## WRITTEN TASK
Consider the data that follows and state how many lines contain the string "file", using the number alone.

## AVAILABLE DATA
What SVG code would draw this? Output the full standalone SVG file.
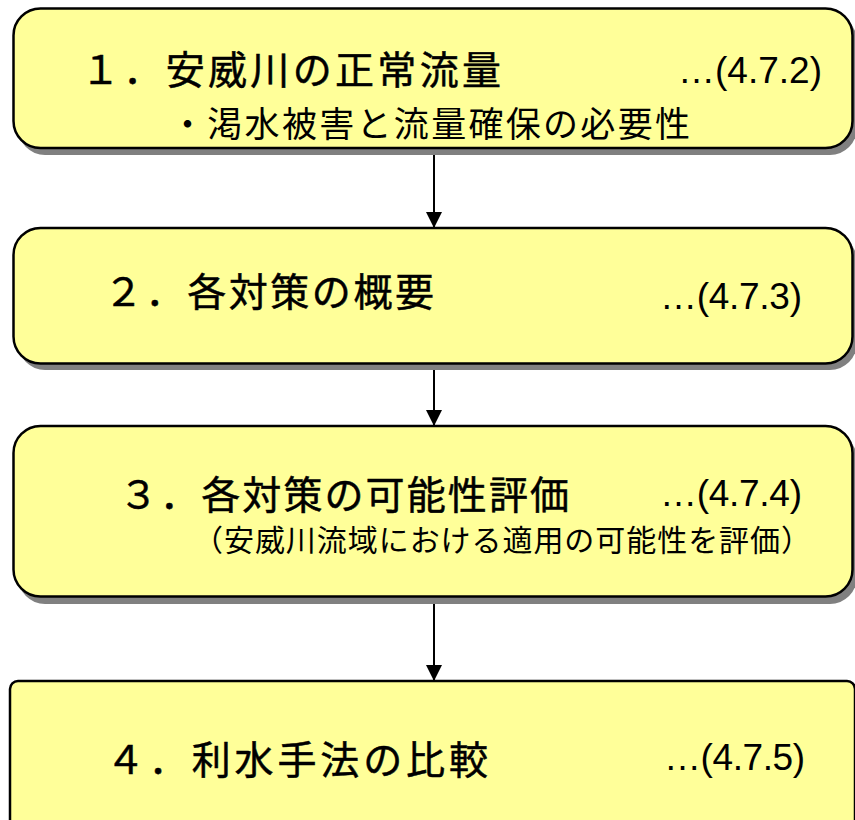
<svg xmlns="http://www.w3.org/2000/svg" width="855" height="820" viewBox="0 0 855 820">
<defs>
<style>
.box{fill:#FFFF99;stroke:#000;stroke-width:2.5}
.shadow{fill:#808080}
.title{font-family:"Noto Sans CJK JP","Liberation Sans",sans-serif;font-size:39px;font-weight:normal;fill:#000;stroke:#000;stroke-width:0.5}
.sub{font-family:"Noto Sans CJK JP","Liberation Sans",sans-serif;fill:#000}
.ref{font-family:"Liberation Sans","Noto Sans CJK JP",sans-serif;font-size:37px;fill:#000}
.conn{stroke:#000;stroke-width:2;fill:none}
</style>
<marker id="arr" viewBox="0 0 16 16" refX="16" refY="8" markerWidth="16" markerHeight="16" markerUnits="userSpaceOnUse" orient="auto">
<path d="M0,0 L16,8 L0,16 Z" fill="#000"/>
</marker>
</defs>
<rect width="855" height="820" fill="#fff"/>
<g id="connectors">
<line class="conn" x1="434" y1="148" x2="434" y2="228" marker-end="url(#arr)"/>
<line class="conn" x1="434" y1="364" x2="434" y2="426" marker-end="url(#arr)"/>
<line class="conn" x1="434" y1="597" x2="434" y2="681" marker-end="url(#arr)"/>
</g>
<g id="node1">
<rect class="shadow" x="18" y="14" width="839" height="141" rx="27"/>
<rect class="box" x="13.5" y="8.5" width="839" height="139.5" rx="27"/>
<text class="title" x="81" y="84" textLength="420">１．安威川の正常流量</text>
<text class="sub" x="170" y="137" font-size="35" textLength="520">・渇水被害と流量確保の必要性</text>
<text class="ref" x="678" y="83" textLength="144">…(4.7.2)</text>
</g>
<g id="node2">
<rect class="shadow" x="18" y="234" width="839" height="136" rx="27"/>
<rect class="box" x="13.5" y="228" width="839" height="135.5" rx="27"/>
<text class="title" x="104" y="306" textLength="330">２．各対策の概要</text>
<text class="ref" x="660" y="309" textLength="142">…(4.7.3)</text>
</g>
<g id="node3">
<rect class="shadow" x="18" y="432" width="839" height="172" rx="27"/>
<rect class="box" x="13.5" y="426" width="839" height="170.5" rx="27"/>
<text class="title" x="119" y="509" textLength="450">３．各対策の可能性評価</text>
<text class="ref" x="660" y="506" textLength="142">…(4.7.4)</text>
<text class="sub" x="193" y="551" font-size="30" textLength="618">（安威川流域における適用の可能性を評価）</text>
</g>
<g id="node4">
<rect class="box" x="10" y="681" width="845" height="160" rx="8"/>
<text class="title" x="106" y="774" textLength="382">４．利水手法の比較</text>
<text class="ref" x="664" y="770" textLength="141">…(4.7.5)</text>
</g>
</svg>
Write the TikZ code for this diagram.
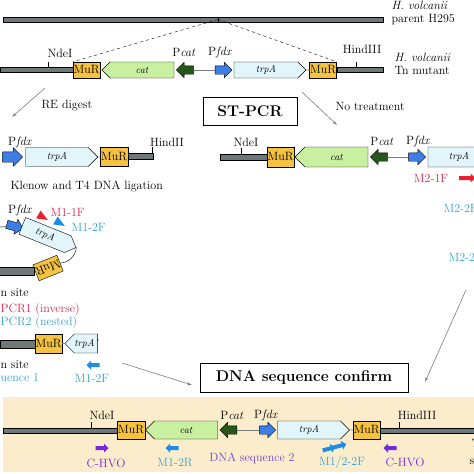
* * *
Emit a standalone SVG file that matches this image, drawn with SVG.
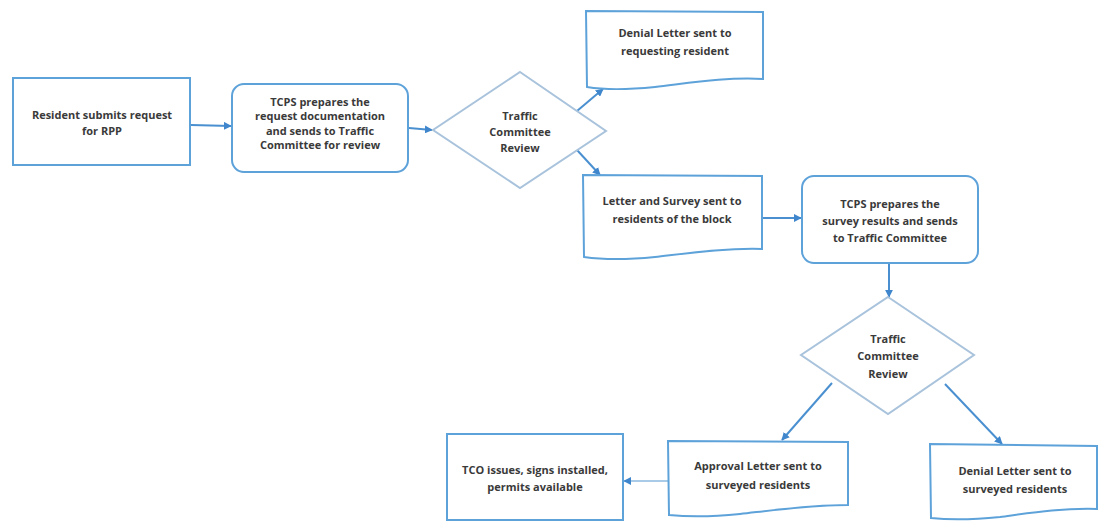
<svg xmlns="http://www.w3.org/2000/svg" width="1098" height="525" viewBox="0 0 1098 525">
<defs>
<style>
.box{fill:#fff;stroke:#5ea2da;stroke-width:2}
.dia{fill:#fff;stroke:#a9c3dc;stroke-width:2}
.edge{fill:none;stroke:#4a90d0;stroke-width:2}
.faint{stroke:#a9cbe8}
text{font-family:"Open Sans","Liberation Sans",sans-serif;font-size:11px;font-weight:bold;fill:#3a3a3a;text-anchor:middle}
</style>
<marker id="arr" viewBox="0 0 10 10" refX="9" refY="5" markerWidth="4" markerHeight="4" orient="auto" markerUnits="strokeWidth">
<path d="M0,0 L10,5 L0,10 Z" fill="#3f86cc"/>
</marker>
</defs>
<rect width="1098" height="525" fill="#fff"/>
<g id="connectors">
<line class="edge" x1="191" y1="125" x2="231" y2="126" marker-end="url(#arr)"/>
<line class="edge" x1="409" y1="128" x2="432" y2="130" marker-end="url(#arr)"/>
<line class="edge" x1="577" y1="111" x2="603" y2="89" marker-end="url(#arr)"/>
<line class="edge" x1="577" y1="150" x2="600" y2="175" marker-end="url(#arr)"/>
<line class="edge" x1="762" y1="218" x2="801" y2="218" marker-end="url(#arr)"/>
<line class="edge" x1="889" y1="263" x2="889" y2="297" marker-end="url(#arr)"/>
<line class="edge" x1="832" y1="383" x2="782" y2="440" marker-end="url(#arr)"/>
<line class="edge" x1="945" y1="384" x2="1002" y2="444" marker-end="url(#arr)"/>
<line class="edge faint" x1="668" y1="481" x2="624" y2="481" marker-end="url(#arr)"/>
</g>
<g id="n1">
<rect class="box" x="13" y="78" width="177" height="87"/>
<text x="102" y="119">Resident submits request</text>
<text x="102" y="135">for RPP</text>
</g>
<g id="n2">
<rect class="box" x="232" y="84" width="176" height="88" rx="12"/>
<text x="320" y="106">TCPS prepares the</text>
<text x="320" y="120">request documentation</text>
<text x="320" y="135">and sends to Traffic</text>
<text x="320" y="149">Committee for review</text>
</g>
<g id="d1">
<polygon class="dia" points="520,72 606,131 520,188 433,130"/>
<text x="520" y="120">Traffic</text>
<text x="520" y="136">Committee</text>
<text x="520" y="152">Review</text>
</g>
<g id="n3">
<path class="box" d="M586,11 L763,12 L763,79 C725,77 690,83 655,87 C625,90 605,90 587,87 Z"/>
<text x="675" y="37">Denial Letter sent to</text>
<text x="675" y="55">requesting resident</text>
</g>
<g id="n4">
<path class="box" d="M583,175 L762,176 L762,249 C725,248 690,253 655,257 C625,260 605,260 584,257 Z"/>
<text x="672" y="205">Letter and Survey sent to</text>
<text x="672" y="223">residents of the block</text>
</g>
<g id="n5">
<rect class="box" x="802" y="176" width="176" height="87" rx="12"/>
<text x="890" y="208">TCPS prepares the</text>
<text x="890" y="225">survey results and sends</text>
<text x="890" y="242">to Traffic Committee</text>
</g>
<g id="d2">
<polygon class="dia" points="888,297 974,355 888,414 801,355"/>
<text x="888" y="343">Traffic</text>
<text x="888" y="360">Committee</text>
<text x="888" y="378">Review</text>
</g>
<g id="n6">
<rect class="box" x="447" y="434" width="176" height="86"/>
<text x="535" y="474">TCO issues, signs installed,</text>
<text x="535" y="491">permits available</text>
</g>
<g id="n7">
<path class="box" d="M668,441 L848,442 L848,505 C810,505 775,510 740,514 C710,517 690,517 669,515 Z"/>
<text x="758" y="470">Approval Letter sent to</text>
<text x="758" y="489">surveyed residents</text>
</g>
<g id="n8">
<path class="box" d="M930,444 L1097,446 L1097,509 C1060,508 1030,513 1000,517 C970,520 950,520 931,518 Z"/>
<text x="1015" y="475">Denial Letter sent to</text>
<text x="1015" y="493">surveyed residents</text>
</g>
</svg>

## TASK ANSWER
2